--- Exercise data ---

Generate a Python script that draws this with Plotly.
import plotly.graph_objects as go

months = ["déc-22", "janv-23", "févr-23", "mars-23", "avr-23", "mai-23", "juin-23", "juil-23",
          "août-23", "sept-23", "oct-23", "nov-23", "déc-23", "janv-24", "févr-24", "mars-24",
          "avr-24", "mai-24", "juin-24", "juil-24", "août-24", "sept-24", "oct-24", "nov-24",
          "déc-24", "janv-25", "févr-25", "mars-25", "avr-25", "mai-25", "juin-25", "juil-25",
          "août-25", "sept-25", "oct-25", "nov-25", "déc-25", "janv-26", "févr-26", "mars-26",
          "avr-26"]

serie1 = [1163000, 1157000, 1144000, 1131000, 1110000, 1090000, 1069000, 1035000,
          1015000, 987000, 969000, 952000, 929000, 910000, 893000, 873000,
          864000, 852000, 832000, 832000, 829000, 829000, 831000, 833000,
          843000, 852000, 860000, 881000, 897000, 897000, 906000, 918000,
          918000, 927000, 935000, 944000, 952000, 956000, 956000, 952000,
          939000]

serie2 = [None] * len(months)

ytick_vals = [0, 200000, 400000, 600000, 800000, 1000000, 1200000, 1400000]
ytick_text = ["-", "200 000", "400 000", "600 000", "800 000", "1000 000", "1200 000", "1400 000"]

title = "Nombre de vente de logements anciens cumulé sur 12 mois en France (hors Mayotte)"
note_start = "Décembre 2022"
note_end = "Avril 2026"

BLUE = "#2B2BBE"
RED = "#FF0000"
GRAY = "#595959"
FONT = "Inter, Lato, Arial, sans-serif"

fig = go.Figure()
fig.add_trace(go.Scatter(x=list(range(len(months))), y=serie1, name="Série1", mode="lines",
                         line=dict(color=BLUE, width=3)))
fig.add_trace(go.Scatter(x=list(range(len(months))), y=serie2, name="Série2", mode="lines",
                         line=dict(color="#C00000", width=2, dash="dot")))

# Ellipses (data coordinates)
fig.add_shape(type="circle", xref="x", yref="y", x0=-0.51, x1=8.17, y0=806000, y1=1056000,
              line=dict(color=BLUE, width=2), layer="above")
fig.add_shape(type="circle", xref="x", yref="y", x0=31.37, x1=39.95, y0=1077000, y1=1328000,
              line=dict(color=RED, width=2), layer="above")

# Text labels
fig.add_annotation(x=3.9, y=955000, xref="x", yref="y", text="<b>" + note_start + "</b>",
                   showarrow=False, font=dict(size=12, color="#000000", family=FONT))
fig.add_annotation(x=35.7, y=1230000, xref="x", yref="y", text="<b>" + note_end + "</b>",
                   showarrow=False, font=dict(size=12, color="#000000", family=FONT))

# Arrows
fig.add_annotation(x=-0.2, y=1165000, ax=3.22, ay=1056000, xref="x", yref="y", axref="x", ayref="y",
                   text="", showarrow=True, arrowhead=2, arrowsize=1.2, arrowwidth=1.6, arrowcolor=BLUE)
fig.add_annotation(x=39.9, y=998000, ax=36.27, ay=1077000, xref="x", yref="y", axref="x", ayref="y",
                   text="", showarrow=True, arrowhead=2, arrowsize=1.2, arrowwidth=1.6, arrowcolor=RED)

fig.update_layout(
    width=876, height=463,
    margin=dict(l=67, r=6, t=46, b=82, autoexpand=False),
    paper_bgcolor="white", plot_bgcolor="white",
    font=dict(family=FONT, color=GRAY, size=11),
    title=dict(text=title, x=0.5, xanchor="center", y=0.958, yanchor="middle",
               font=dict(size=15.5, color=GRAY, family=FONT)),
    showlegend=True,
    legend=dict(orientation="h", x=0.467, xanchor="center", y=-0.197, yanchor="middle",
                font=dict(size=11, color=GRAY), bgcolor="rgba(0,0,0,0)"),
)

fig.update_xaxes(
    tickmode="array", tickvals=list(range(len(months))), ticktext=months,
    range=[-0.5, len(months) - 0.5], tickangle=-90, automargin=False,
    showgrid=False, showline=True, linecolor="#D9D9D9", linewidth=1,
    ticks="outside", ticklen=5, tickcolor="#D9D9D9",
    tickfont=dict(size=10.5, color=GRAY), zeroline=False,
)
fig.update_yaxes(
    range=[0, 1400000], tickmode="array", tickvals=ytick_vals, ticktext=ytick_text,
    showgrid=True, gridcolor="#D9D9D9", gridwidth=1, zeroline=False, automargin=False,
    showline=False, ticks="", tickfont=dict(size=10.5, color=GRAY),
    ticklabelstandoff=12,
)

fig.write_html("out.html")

---
--- Exercise data ---

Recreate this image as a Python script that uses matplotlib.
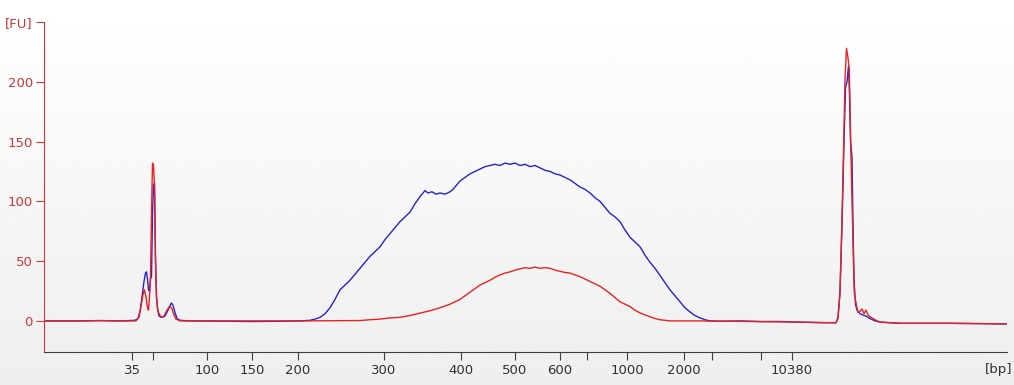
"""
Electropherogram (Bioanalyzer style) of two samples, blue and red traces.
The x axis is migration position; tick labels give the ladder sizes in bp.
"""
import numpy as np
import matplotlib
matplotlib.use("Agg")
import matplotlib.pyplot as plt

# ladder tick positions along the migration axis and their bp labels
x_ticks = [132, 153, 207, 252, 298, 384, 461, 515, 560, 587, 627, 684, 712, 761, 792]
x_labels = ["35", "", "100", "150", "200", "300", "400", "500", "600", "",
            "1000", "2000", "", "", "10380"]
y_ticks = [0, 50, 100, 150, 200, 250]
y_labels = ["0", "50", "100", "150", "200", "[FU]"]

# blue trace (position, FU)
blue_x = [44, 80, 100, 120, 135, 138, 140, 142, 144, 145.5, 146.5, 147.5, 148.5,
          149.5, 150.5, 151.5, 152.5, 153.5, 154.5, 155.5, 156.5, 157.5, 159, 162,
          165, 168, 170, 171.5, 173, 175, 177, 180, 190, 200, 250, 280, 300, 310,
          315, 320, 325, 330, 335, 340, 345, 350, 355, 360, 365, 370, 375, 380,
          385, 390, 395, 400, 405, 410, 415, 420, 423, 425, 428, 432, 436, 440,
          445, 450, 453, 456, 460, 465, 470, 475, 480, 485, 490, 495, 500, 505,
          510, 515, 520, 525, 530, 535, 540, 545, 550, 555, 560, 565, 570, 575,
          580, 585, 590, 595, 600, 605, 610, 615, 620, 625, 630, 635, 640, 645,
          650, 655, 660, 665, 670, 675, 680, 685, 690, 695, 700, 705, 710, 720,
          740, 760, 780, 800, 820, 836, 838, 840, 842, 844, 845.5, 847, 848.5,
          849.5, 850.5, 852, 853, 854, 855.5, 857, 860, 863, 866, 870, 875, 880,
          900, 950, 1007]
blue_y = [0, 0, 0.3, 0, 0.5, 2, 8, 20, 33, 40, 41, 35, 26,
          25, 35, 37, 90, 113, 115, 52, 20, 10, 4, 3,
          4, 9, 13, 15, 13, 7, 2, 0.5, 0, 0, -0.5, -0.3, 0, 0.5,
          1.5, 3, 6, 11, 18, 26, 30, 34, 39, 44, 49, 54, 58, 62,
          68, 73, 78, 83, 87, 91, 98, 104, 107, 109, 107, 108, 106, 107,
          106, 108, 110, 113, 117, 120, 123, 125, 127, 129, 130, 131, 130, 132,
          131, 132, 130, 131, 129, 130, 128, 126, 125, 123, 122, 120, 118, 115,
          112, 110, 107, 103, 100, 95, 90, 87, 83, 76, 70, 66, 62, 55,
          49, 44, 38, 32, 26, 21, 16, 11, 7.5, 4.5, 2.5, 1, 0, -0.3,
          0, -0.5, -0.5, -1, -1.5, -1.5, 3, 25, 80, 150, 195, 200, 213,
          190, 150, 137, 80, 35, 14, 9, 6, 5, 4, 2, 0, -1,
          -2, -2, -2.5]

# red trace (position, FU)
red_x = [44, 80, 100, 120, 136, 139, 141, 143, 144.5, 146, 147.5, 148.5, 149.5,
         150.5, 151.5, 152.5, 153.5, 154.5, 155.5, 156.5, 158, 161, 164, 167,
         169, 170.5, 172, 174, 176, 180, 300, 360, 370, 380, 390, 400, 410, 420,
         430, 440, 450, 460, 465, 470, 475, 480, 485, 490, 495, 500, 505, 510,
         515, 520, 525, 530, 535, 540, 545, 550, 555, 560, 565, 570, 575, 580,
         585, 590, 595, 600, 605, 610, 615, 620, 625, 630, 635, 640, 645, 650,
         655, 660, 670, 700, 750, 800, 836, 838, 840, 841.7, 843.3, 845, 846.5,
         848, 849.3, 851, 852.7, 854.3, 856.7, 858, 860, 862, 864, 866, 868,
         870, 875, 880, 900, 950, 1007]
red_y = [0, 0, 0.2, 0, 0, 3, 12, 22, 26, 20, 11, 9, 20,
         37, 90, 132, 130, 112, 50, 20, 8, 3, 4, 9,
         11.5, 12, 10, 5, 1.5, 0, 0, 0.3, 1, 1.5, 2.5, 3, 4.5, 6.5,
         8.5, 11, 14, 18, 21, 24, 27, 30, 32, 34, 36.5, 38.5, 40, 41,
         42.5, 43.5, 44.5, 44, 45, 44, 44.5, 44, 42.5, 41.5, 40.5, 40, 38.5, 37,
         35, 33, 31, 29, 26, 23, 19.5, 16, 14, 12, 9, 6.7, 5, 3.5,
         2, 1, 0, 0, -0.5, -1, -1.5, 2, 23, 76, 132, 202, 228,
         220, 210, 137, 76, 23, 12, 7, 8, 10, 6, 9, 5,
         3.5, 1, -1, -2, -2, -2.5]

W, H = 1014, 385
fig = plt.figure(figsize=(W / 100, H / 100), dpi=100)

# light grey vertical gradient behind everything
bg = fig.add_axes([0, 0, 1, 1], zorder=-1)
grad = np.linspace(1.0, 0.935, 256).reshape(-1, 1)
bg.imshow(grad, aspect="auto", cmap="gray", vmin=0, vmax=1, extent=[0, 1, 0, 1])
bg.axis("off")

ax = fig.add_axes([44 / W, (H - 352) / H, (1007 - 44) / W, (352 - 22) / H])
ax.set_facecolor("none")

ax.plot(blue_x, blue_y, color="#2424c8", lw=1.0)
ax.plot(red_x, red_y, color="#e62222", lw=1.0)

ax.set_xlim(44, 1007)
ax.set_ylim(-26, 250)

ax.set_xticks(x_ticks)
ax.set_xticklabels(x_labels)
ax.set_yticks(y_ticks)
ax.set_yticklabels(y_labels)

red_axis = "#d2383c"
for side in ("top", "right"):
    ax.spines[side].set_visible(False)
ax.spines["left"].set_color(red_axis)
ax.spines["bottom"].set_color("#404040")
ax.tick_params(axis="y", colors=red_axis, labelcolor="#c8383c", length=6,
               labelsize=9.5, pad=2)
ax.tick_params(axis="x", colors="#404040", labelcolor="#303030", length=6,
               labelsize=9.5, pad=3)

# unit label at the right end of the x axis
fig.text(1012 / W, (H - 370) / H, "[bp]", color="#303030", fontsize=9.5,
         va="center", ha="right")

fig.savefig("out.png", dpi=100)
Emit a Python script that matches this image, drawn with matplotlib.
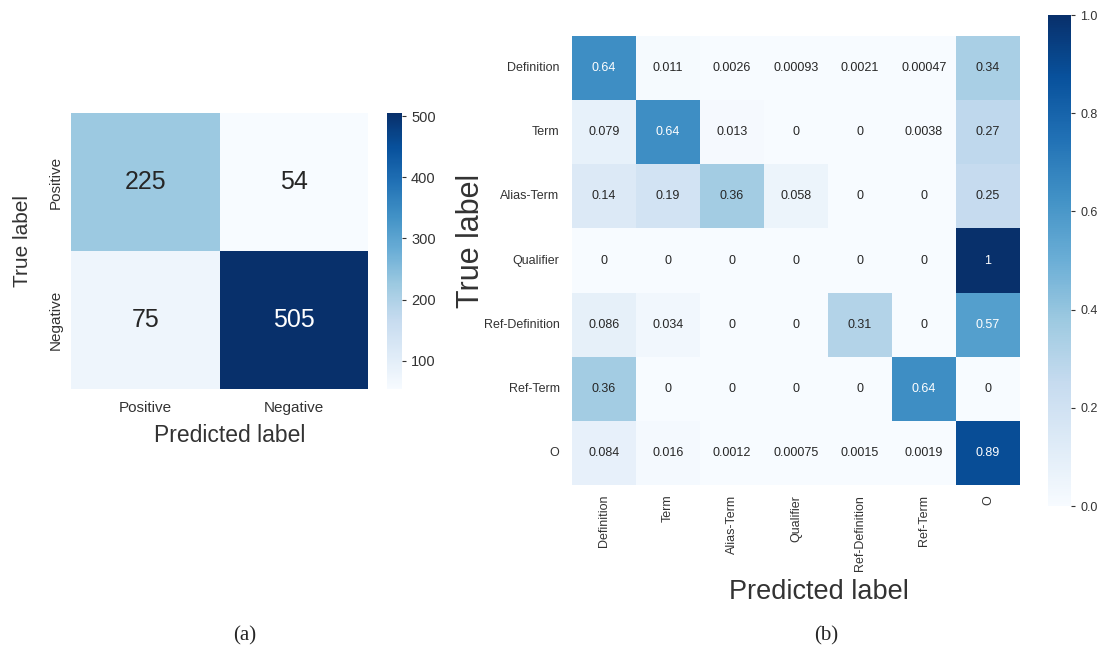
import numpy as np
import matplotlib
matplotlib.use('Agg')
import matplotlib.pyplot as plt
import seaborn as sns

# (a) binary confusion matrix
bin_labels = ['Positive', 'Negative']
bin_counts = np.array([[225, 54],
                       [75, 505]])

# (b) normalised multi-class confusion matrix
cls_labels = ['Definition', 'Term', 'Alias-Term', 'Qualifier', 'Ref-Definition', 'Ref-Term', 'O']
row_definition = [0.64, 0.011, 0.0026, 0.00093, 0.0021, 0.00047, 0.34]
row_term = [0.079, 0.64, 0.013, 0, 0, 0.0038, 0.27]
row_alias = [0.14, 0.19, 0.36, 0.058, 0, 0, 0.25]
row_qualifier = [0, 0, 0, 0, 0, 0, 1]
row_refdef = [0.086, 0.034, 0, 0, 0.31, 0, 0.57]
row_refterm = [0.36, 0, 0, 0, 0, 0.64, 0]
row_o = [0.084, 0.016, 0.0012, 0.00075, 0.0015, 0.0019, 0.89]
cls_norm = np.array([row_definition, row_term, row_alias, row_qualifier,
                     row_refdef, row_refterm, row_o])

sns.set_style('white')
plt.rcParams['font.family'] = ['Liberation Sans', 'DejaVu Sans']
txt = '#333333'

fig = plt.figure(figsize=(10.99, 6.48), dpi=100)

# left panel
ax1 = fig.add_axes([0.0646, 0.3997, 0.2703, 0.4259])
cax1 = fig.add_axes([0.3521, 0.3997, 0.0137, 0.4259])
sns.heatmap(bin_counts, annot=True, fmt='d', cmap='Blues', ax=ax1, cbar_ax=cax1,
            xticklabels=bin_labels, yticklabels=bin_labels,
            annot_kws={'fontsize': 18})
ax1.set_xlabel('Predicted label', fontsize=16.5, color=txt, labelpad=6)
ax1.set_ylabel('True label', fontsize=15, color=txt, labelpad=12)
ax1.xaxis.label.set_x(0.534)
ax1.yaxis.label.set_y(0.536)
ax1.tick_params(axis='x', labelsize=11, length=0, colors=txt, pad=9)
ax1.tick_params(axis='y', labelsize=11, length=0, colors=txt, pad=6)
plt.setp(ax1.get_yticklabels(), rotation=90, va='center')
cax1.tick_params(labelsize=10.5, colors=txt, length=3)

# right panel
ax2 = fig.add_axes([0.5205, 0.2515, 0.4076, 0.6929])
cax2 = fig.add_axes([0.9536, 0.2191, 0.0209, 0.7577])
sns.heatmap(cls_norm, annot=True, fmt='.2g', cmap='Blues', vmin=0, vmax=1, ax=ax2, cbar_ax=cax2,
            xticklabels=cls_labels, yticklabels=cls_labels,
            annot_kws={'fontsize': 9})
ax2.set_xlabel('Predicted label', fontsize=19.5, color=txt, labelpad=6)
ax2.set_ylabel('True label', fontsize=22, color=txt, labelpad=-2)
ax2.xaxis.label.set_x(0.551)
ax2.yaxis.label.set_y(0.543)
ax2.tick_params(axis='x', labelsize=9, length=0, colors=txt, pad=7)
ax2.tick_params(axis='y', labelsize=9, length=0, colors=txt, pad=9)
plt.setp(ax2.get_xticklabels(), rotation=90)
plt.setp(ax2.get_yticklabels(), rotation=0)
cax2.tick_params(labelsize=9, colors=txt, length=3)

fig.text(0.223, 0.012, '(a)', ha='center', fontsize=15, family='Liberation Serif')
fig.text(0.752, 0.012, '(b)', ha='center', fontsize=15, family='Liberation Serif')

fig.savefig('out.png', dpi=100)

---
--- Exercise data ---

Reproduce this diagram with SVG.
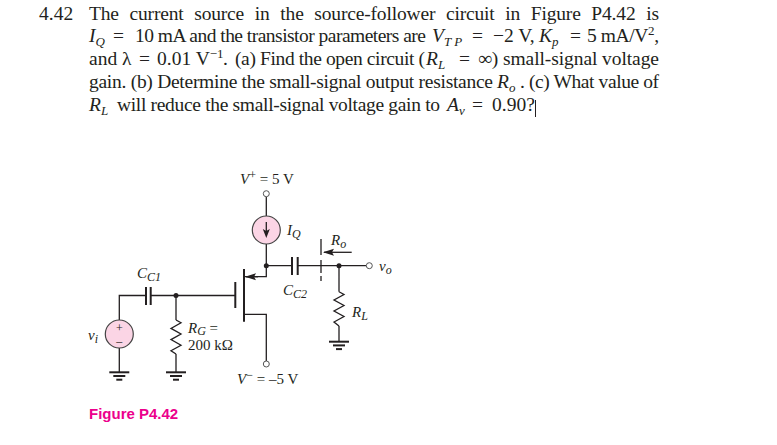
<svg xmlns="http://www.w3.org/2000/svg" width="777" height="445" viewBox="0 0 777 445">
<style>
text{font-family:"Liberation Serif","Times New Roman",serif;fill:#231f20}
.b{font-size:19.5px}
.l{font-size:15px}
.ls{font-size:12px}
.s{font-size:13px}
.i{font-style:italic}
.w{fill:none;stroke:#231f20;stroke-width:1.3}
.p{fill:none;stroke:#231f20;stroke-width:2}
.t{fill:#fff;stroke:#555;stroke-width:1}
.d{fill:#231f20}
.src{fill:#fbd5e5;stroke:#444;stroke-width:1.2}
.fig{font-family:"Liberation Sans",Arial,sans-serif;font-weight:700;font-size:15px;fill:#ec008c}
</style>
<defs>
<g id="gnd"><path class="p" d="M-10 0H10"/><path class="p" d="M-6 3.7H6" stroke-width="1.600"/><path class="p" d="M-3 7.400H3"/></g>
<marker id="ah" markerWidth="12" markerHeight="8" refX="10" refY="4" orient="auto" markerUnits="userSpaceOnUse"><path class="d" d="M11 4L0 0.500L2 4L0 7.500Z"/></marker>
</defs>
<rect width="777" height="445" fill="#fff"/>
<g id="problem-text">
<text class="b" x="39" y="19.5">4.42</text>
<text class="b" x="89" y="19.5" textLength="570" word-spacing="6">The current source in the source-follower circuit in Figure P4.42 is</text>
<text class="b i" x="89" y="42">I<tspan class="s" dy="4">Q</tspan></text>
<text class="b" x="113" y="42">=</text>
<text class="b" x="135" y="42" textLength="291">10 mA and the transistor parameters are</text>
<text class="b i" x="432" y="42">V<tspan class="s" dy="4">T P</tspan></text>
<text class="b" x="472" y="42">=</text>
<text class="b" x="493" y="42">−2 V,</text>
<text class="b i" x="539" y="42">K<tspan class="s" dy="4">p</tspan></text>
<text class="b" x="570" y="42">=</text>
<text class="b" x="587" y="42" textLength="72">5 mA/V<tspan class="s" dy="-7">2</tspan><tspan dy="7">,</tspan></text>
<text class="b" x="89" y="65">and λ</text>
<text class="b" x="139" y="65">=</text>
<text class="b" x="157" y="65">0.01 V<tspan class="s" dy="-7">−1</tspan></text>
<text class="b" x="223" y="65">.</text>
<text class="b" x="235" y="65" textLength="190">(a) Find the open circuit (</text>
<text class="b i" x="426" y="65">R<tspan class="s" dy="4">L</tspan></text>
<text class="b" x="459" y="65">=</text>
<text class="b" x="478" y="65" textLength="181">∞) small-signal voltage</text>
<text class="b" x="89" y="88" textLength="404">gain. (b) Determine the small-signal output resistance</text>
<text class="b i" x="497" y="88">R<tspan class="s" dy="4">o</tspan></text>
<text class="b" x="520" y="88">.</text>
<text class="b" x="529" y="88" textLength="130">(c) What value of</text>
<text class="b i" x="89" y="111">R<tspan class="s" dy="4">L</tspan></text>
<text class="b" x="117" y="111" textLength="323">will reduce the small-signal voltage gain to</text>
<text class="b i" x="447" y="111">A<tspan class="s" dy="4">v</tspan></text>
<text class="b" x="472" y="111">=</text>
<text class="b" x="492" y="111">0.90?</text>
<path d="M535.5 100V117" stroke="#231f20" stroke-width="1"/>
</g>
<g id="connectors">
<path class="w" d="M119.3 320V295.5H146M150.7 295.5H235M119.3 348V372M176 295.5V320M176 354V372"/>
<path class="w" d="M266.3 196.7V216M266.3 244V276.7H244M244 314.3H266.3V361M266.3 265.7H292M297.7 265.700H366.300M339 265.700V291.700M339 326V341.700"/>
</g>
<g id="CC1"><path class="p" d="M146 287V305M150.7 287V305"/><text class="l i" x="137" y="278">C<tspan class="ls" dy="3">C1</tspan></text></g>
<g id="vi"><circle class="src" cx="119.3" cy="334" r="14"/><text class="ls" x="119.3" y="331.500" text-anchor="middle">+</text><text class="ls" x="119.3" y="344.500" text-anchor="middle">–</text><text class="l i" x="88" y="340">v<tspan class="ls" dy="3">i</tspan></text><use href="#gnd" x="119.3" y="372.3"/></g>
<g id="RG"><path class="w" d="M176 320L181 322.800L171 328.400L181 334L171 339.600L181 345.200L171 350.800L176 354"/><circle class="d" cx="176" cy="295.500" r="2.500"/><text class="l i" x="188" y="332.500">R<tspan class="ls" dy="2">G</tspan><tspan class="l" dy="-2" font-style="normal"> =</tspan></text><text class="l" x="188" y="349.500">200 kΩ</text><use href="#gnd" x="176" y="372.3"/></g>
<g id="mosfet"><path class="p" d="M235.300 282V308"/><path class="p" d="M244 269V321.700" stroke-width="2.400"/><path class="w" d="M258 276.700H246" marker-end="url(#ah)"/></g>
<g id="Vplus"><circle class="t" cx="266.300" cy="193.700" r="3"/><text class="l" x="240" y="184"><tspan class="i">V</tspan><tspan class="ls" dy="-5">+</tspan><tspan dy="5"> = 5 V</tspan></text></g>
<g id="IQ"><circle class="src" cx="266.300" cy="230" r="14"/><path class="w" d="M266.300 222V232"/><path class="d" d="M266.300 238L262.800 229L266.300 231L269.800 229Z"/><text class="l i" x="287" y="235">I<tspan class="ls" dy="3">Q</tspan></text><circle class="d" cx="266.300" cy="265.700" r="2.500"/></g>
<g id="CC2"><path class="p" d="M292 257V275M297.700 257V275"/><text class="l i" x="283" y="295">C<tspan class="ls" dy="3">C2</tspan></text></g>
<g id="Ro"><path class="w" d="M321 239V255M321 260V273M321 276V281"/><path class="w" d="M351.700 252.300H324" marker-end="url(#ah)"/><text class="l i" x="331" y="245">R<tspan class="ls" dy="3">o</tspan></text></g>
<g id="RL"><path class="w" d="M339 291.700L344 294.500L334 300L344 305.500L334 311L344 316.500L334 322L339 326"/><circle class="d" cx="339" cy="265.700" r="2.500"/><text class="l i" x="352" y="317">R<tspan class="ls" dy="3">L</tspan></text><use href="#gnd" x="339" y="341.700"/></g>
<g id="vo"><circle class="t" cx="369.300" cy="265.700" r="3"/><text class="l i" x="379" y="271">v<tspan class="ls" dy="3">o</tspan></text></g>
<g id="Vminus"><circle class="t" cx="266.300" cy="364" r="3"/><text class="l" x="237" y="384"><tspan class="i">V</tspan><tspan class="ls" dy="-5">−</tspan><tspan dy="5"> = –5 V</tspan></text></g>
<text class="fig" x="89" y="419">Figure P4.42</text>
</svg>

---

(What you will do):
Write down exactly what the lines above say, from the line holding "Emit a Python" through the line holding "[75, 505]])", and nothing more. Do not copy the pictures.

(Full response):
Emit a Python script that matches this image, drawn with matplotlib.
import numpy as np
import matplotlib
matplotlib.use('Agg')
import matplotlib.pyplot as plt
import seaborn as sns

# (a) binary confusion matrix
bin_labels = ['Positive', 'Negative']
bin_counts = np.array([[225, 54],
                       [75, 505]])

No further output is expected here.